INFORMATION PROVIDED:
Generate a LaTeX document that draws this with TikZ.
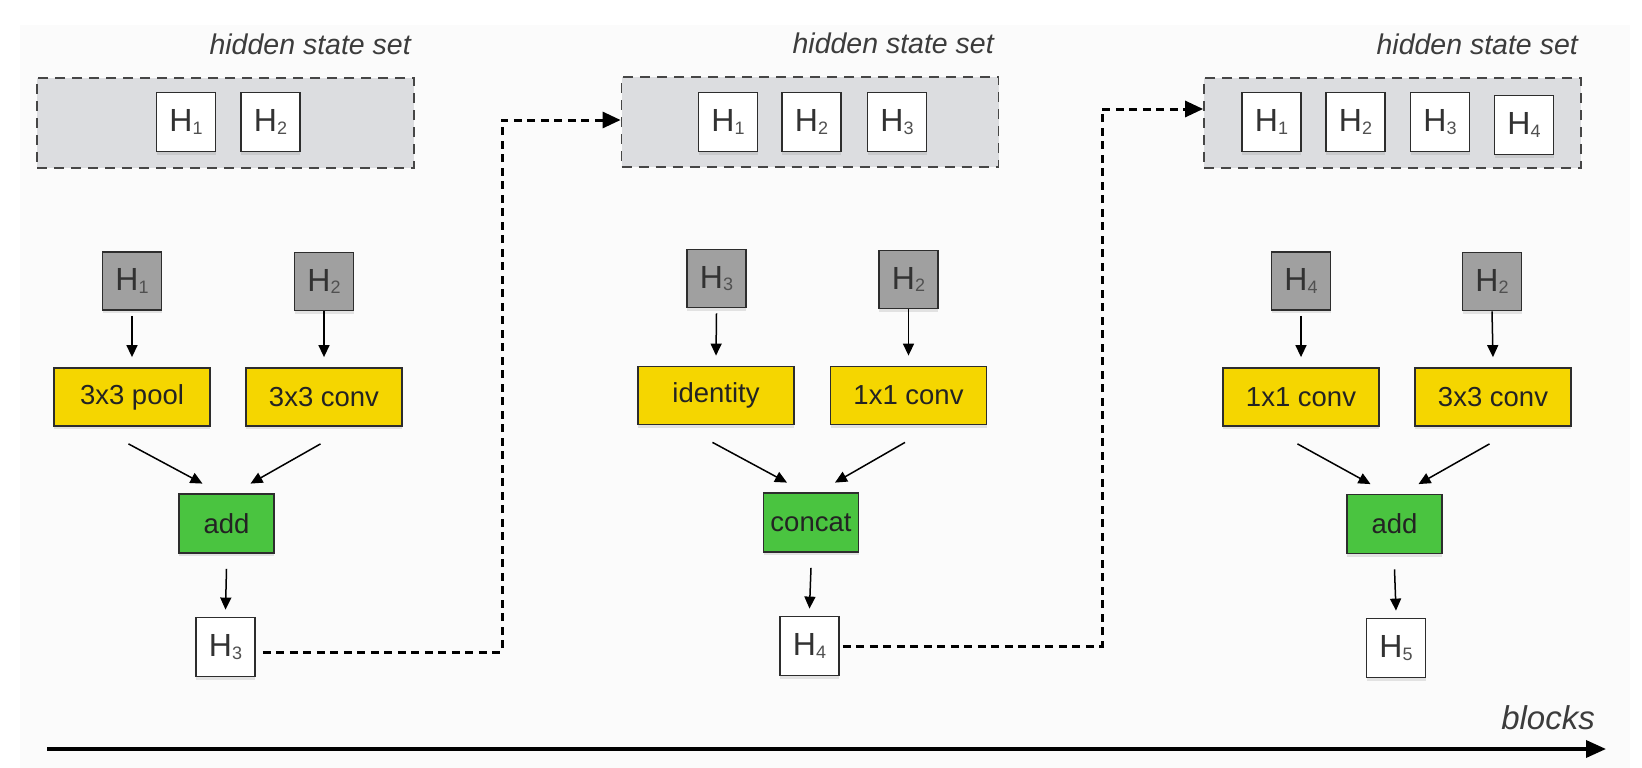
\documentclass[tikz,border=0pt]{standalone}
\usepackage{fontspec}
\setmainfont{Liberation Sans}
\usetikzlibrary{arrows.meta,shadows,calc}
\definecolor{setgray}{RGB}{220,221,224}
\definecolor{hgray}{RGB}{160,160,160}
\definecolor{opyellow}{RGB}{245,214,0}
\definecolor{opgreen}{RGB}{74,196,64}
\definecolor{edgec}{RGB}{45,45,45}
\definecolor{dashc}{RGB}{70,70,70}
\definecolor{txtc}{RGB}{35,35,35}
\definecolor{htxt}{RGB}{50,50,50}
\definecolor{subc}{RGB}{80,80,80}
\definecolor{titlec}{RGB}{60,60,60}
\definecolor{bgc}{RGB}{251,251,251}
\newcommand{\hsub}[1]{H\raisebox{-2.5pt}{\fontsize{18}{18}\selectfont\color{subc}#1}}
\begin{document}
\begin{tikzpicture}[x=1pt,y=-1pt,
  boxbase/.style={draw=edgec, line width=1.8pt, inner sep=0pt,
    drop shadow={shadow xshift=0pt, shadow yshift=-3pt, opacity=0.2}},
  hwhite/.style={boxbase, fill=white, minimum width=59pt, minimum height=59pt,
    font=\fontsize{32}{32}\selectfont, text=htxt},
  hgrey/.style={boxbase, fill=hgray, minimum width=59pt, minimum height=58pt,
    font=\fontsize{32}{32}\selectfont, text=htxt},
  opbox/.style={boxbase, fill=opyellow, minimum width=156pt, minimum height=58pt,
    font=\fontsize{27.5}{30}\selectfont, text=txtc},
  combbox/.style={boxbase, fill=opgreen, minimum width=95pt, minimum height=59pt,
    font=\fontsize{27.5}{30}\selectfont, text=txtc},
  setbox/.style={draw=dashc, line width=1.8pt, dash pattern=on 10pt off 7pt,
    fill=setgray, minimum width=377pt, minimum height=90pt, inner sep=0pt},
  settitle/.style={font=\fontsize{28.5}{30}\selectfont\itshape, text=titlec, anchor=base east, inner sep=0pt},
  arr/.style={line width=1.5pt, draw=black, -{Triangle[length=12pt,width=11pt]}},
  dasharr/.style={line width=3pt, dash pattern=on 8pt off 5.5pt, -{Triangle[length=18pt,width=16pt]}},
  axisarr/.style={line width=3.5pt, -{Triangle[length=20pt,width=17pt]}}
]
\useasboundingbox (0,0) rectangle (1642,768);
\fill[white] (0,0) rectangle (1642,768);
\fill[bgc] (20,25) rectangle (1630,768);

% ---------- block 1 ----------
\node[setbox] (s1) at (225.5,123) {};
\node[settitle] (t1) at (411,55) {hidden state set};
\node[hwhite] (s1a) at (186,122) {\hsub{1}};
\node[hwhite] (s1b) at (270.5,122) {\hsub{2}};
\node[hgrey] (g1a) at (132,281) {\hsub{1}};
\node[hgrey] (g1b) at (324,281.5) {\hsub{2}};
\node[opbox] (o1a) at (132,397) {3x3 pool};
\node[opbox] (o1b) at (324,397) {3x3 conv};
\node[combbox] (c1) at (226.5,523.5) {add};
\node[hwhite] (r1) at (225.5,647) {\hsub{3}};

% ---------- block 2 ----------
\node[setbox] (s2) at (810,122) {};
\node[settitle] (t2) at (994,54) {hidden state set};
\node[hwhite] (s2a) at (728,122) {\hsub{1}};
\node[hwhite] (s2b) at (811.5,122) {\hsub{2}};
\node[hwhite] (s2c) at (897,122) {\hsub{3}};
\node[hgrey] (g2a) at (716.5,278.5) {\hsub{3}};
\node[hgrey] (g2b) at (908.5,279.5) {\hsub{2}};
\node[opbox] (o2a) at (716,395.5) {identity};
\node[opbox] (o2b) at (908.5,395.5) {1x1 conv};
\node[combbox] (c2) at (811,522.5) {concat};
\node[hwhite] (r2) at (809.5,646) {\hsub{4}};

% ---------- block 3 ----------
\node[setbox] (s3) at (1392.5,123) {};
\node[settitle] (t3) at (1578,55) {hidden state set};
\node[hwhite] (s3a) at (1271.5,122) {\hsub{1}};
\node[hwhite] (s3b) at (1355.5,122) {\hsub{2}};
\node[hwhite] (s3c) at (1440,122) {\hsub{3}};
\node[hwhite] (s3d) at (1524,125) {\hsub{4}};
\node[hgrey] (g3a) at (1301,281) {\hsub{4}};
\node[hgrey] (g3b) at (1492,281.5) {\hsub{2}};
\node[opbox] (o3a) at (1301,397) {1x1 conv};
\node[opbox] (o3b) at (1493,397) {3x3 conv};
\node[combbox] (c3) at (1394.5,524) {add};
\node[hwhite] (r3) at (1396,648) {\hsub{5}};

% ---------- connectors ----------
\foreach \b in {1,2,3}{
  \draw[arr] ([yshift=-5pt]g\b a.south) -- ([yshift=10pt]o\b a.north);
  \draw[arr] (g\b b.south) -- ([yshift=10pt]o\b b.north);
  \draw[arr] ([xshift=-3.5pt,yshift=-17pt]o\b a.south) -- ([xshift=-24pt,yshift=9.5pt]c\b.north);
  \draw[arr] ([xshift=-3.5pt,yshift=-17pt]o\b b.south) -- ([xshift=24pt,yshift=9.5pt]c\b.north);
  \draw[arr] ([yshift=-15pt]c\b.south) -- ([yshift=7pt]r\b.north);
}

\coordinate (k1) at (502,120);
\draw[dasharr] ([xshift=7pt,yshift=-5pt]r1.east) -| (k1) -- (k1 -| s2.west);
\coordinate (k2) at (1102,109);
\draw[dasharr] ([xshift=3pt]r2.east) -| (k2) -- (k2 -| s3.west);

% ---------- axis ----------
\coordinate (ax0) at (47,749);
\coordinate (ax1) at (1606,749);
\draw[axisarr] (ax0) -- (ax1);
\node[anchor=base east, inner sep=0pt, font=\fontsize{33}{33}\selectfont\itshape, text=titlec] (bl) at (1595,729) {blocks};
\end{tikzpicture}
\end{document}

TASK DETAILS: Set the listing down in full and exactly. Pictures within it should not appear in the copy.

SOLVED EXERCISE:
Generate a LaTeX document that draws this with TikZ.
\documentclass[tikz,border=0pt]{standalone}
\usepackage{fontspec}
\setmainfont{Liberation Sans}
\usetikzlibrary{arrows.meta,shadows,calc}
\definecolor{setgray}{RGB}{220,221,224}
\definecolor{hgray}{RGB}{160,160,160}
\definecolor{opyellow}{RGB}{245,214,0}
\definecolor{opgreen}{RGB}{74,196,64}
\definecolor{edgec}{RGB}{45,45,45}
\definecolor{dashc}{RGB}{70,70,70}
\definecolor{txtc}{RGB}{35,35,35}
\definecolor{htxt}{RGB}{50,50,50}
\definecolor{subc}{RGB}{80,80,80}
\definecolor{titlec}{RGB}{60,60,60}
\definecolor{bgc}{RGB}{251,251,251}
\newcommand{\hsub}[1]{H\raisebox{-2.5pt}{\fontsize{18}{18}\selectfont\color{subc}#1}}
\begin{document}
\begin{tikzpicture}[x=1pt,y=-1pt,
  boxbase/.style={draw=edgec, line width=1.8pt, inner sep=0pt,
    drop shadow={shadow xshift=0pt, shadow yshift=-3pt, opacity=0.2}},
  hwhite/.style={boxbase, fill=white, minimum width=59pt, minimum height=59pt,
    font=\fontsize{32}{32}\selectfont, text=htxt},
  hgrey/.style={boxbase, fill=hgray, minimum width=59pt, minimum height=58pt,
    font=\fontsize{32}{32}\selectfont, text=htxt},
  opbox/.style={boxbase, fill=opyellow, minimum width=156pt, minimum height=58pt,
    font=\fontsize{27.5}{30}\selectfont, text=txtc},
  combbox/.style={boxbase, fill=opgreen, minimum width=95pt, minimum height=59pt,
    font=\fontsize{27.5}{30}\selectfont, text=txtc},
  setbox/.style={draw=dashc, line width=1.8pt, dash pattern=on 10pt off 7pt,
    fill=setgray, minimum width=377pt, minimum height=90pt, inner sep=0pt},
  settitle/.style={font=\fontsize{28.5}{30}\selectfont\itshape, text=titlec, anchor=base east, inner sep=0pt},
  arr/.style={line width=1.5pt, draw=black, -{Triangle[length=12pt,width=11pt]}},
  dasharr/.style={line width=3pt, dash pattern=on 8pt off 5.5pt, -{Triangle[length=18pt,width=16pt]}},
  axisarr/.style={line width=3.5pt, -{Triangle[length=20pt,width=17pt]}}
]
\useasboundingbox (0,0) rectangle (1642,768);
\fill[white] (0,0) rectangle (1642,768);
\fill[bgc] (20,25) rectangle (1630,768);

% ---------- block 1 ----------
\node[setbox] (s1) at (225.5,123) {};
\node[settitle] (t1) at (411,55) {hidden state set};
\node[hwhite] (s1a) at (186,122) {\hsub{1}};
\node[hwhite] (s1b) at (270.5,122) {\hsub{2}};
\node[hgrey] (g1a) at (132,281) {\hsub{1}};
\node[hgrey] (g1b) at (324,281.5) {\hsub{2}};
\node[opbox] (o1a) at (132,397) {3x3 pool};
\node[opbox] (o1b) at (324,397) {3x3 conv};
\node[combbox] (c1) at (226.5,523.5) {add};
\node[hwhite] (r1) at (225.5,647) {\hsub{3}};

% ---------- block 2 ----------
\node[setbox] (s2) at (810,122) {};
\node[settitle] (t2) at (994,54) {hidden state set};
\node[hwhite] (s2a) at (728,122) {\hsub{1}};
\node[hwhite] (s2b) at (811.5,122) {\hsub{2}};
\node[hwhite] (s2c) at (897,122) {\hsub{3}};
\node[hgrey] (g2a) at (716.5,278.5) {\hsub{3}};
\node[hgrey] (g2b) at (908.5,279.5) {\hsub{2}};
\node[opbox] (o2a) at (716,395.5) {identity};
\node[opbox] (o2b) at (908.5,395.5) {1x1 conv};
\node[combbox] (c2) at (811,522.5) {concat};
\node[hwhite] (r2) at (809.5,646) {\hsub{4}};

% ---------- block 3 ----------
\node[setbox] (s3) at (1392.5,123) {};
\node[settitle] (t3) at (1578,55) {hidden state set};
\node[hwhite] (s3a) at (1271.5,122) {\hsub{1}};
\node[hwhite] (s3b) at (1355.5,122) {\hsub{2}};
\node[hwhite] (s3c) at (1440,122) {\hsub{3}};
\node[hwhite] (s3d) at (1524,125) {\hsub{4}};
\node[hgrey] (g3a) at (1301,281) {\hsub{4}};
\node[hgrey] (g3b) at (1492,281.5) {\hsub{2}};
\node[opbox] (o3a) at (1301,397) {1x1 conv};
\node[opbox] (o3b) at (1493,397) {3x3 conv};
\node[combbox] (c3) at (1394.5,524) {add};
\node[hwhite] (r3) at (1396,648) {\hsub{5}};

% ---------- connectors ----------
\foreach \b in {1,2,3}{
  \draw[arr] ([yshift=-5pt]g\b a.south) -- ([yshift=10pt]o\b a.north);
  \draw[arr] (g\b b.south) -- ([yshift=10pt]o\b b.north);
  \draw[arr] ([xshift=-3.5pt,yshift=-17pt]o\b a.south) -- ([xshift=-24pt,yshift=9.5pt]c\b.north);
  \draw[arr] ([xshift=-3.5pt,yshift=-17pt]o\b b.south) -- ([xshift=24pt,yshift=9.5pt]c\b.north);
  \draw[arr] ([yshift=-15pt]c\b.south) -- ([yshift=7pt]r\b.north);
}

\coordinate (k1) at (502,120);
\draw[dasharr] ([xshift=7pt,yshift=-5pt]r1.east) -| (k1) -- (k1 -| s2.west);
\coordinate (k2) at (1102,109);
\draw[dasharr] ([xshift=3pt]r2.east) -| (k2) -- (k2 -| s3.west);

% ---------- axis ----------
\coordinate (ax0) at (47,749);
\coordinate (ax1) at (1606,749);
\draw[axisarr] (ax0) -- (ax1);
\node[anchor=base east, inner sep=0pt, font=\fontsize{33}{33}\selectfont\itshape, text=titlec] (bl) at (1595,729) {blocks};
\end{tikzpicture}
\end{document}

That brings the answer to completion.